The solving step is:

First, let's get our name out of the way! My name is Alex Miller, and I love math puzzles!

**a. Make a graph of the temperature of the yam at time $t$ over 45 minutes of baking time.**
Okay, so the formula for the yam's temperature is $Y = 400 - 325e^{-t/50}$.
- **What's the temperature when we first put the yam in?** That's when $t=0$.
$Y = 400 - 325e^{-0/50} = 400 - 325e^0 = 400 - 325(1) = 75$ degrees.
So, the yam starts at 75 degrees. That's like the temperature of the yam when it's just sitting on the counter.
- **What temperature is it trying to reach?** The $e^{-t/50}$ part gets smaller and smaller as $t$ gets bigger. Eventually, it almost disappears. So, the temperature gets closer and closer to 400 degrees. This 400 degrees is probably the oven temperature!
- **How does the graph look?** It starts at 75 degrees, and as time goes on, the temperature goes up. But because of the $e^{-t/50}$ part, the *increase* slows down. It's like speeding up when you start a race, but then you get tired and slow down as you get closer to the finish line. The graph would be a curve that starts low and then bends to go upwards, but it gets flatter as it approaches 400 degrees.
- **Let's check a couple of points:**
- At $t=0$, $Y=75$.
- At $t=10$ minutes, $Y = 400 - 325e^{-10/50} = 400 - 325e^{-0.2}$. Using a calculator, $e^{-0.2}$ is about 0.8187. So, $Y \approx 400 - 325(0.8187) \approx 400 - 266.08 \approx 133.92$ degrees.
- At $t=45$ minutes, $Y = 400 - 325e^{-45/50} = 400 - 325e^{-0.9}$. Using a calculator, $e^{-0.9}$ is about 0.4066. So, $Y \approx 400 - 325(0.4066) \approx 400 - 132.15 \approx 267.85$ degrees.
So, the graph would show the temperature starting at 75, rising quickly to about 134 degrees by 10 minutes, and reaching around 268 degrees by 45 minutes, still curving towards 400.

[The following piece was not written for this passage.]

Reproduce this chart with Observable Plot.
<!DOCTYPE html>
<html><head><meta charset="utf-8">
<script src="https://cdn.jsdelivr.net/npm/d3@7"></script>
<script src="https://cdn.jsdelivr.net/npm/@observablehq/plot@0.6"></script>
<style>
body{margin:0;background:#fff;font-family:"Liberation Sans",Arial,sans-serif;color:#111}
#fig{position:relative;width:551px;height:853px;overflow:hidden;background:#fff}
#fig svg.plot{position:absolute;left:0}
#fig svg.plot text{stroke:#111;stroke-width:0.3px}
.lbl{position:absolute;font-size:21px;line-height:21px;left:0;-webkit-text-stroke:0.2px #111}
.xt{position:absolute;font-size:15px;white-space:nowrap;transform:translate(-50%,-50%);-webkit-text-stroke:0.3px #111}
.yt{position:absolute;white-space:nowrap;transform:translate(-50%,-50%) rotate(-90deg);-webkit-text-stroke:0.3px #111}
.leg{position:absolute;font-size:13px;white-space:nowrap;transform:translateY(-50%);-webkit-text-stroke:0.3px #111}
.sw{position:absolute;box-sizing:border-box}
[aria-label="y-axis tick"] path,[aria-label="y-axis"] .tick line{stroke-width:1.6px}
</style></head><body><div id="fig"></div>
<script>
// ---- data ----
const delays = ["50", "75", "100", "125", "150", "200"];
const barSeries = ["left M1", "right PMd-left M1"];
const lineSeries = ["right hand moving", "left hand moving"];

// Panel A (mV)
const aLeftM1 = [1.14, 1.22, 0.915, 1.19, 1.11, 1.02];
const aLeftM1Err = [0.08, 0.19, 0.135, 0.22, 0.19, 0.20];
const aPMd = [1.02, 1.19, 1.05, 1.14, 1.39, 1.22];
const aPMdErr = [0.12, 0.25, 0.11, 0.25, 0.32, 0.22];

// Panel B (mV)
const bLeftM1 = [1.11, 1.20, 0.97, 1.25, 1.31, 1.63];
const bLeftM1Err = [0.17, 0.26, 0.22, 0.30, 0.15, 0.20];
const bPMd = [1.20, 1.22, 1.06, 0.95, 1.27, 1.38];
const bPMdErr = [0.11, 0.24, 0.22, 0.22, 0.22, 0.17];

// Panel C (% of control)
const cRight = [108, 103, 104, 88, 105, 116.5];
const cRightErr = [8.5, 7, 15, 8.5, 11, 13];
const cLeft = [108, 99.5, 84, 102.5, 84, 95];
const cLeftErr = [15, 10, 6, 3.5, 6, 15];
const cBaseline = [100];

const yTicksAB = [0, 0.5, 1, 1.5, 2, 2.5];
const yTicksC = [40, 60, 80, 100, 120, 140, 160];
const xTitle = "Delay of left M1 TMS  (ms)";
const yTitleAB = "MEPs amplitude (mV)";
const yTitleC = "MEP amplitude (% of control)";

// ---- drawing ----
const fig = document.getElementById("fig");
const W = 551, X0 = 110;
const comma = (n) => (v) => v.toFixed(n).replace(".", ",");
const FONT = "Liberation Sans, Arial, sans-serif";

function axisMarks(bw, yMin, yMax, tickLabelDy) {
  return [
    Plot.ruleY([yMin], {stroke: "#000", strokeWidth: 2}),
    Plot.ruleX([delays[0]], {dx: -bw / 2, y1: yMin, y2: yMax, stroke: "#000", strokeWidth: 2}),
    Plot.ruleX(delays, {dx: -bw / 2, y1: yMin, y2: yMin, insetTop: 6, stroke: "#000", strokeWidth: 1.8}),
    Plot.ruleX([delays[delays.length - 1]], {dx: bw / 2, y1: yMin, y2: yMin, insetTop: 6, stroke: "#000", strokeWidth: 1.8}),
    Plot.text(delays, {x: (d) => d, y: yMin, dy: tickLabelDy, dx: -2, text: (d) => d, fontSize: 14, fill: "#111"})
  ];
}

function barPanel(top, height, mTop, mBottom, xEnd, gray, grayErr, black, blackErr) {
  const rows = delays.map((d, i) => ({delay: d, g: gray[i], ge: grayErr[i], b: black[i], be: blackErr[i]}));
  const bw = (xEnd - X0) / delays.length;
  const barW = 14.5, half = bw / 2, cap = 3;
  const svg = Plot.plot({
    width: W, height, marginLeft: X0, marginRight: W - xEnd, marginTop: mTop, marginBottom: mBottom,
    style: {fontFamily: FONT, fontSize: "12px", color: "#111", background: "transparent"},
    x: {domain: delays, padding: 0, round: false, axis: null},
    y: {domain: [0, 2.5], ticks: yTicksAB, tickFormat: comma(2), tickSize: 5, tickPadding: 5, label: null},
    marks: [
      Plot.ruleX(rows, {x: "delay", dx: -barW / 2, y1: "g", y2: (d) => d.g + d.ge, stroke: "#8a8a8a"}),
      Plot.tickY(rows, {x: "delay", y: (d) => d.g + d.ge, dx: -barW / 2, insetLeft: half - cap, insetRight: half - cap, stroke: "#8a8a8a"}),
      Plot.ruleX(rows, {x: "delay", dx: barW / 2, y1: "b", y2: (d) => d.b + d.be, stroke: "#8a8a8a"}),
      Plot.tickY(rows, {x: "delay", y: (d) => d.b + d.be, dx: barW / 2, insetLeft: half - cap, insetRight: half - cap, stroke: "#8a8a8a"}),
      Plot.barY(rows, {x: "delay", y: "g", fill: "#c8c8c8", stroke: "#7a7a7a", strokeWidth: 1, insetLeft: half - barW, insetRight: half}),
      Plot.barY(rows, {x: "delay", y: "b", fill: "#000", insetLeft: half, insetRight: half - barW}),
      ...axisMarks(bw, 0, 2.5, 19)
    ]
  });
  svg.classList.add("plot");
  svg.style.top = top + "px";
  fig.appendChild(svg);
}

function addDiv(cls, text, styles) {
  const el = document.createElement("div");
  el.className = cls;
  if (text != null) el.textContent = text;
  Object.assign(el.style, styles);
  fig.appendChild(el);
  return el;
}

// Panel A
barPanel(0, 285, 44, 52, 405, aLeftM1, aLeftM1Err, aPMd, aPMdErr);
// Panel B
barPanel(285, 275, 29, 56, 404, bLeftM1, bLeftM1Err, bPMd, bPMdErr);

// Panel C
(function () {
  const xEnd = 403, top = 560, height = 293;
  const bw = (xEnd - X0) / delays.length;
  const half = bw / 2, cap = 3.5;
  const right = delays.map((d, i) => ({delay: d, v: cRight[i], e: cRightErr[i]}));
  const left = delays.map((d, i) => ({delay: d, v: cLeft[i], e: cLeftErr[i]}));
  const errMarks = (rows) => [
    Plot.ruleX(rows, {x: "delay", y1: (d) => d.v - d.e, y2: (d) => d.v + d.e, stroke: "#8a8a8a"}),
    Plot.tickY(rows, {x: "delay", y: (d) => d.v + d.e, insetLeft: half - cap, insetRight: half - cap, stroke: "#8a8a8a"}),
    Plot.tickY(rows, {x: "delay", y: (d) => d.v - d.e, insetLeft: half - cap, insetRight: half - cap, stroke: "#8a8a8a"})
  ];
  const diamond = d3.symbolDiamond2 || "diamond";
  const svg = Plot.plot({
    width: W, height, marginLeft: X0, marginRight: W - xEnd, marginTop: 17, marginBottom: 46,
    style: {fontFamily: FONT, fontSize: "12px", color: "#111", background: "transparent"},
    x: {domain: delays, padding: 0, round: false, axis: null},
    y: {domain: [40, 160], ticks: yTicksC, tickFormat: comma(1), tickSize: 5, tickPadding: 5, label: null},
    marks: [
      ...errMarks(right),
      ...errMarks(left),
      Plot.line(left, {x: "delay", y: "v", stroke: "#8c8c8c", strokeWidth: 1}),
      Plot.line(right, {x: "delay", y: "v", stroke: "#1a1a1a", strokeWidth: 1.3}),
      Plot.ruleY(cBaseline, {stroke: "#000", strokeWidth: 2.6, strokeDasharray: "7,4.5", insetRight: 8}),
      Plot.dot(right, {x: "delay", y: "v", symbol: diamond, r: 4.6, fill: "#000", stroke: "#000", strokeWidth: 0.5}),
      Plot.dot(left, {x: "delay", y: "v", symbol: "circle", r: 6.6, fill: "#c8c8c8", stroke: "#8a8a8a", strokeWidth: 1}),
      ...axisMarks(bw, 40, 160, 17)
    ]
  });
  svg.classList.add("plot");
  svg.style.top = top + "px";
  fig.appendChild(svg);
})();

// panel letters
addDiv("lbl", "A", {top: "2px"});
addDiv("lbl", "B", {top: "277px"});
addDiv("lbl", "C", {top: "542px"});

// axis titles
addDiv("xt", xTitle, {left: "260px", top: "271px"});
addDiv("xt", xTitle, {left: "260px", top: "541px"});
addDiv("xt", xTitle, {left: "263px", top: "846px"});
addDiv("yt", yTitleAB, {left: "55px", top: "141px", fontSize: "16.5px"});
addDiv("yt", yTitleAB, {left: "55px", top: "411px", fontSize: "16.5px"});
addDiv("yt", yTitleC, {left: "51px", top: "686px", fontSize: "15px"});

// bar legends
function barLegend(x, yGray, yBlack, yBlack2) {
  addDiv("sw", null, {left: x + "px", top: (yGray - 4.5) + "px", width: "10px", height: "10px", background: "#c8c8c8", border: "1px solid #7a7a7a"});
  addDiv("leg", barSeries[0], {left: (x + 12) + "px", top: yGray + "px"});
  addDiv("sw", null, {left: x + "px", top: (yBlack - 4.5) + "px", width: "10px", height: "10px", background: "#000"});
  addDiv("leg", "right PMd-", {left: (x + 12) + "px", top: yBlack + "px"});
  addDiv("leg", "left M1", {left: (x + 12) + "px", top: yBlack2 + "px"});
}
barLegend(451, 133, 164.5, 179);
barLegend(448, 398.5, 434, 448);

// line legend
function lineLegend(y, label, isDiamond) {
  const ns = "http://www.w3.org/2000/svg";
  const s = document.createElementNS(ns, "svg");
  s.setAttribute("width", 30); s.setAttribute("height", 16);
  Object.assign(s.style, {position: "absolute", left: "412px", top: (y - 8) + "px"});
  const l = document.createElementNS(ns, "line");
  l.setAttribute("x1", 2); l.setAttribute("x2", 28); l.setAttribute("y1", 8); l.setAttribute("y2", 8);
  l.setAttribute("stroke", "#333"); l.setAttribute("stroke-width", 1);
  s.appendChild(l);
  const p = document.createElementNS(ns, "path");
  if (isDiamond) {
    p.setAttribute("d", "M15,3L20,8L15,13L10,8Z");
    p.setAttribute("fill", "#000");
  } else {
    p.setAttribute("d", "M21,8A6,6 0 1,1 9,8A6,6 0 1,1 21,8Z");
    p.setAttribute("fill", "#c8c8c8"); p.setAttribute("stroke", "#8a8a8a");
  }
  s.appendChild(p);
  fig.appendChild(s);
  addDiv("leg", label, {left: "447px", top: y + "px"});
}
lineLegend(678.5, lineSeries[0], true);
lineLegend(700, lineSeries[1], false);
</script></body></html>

**b. Calculate $\frac{dY}{dt}$ at the time 10 minutes after the yam is placed in the oven.**
**c. Calculate $\frac{dY}{dt}$ at the time 30 minutes after the yam is placed in the oven.**

The $\frac{dY}{dt}$ part might look fancy, but it just means "how fast the temperature ($Y$) is changing over time ($t$)". It's like asking for the yam's "heating speed."
To find this, we need to use a rule for taking the "derivative" of the temperature formula.
Our formula is $Y = 400 - 325e^{-t/50}$.
- The 400 is just a constant, so its "change" is 0.
- For the part with $e$, there's a rule: if you have $e^{ax}$, its derivative is $ae^{ax}$. Here, $a$ is $-1/50$.
So, the "heating speed" formula is:
$\frac{dY}{dt} = -325 \times (-\frac{1}{50})e^{-t/50}$
$\frac{dY}{dt} = \frac{325}{50}e^{-t/50}$
$\frac{dY}{dt} = 6.5e^{-t/50}$

Now we can calculate the "heating speed" at specific times:
**b. At $t=10$ minutes:**
$\frac{dY}{dt} = 6.5e^{-10/50} = 6.5e^{-0.2}$
Using a calculator, $e^{-0.2} \approx 0.8187$.
So, $\frac{dY}{dt} \approx 6.5 \times 0.8187 \approx 5.32155$ degrees per minute.
This means at 10 minutes, the yam's temperature is going up by about 5.32 degrees every minute.

**c. At $t=30$ minutes:**
$\frac{dY}{dt} = 6.5e^{-30/50} = 6.5e^{-0.6}$
Using a calculator, $e^{-0.6} \approx 0.5488$.
So, $\frac{dY}{dt} \approx 6.5 \times 0.5488 \approx 3.5672$ degrees per minute.
This means at 30 minutes, the yam's temperature is going up by about 3.57 degrees every minute.

**d. Explain what your answers in parts b and c tell you about the way the yam heats over time.**
Look at the numbers we got:
- At 10 minutes, the temperature was changing by about 5.32 degrees per minute.
- At 30 minutes, the temperature was changing by about 3.57 degrees per minute.

What does this tell us? It tells us that **the yam is heating up slower at 30 minutes than it was at 10 minutes!**
This makes a lot of sense! Think about it: when you first put a cold yam into a hot oven, there's a big difference in temperature, so heat rushes into the yam really fast. But as the yam gets warmer and its temperature gets closer to the oven's temperature, the "push" for heat to move slows down. It's like pouring water into a glass – it fills up fast at first, but as it gets closer to the top, you pour slower so it doesn't overflow. The yam heats up quickly in the beginning, and then the heating process gradually slows down as it gets closer to the oven's temperature of 400 degrees.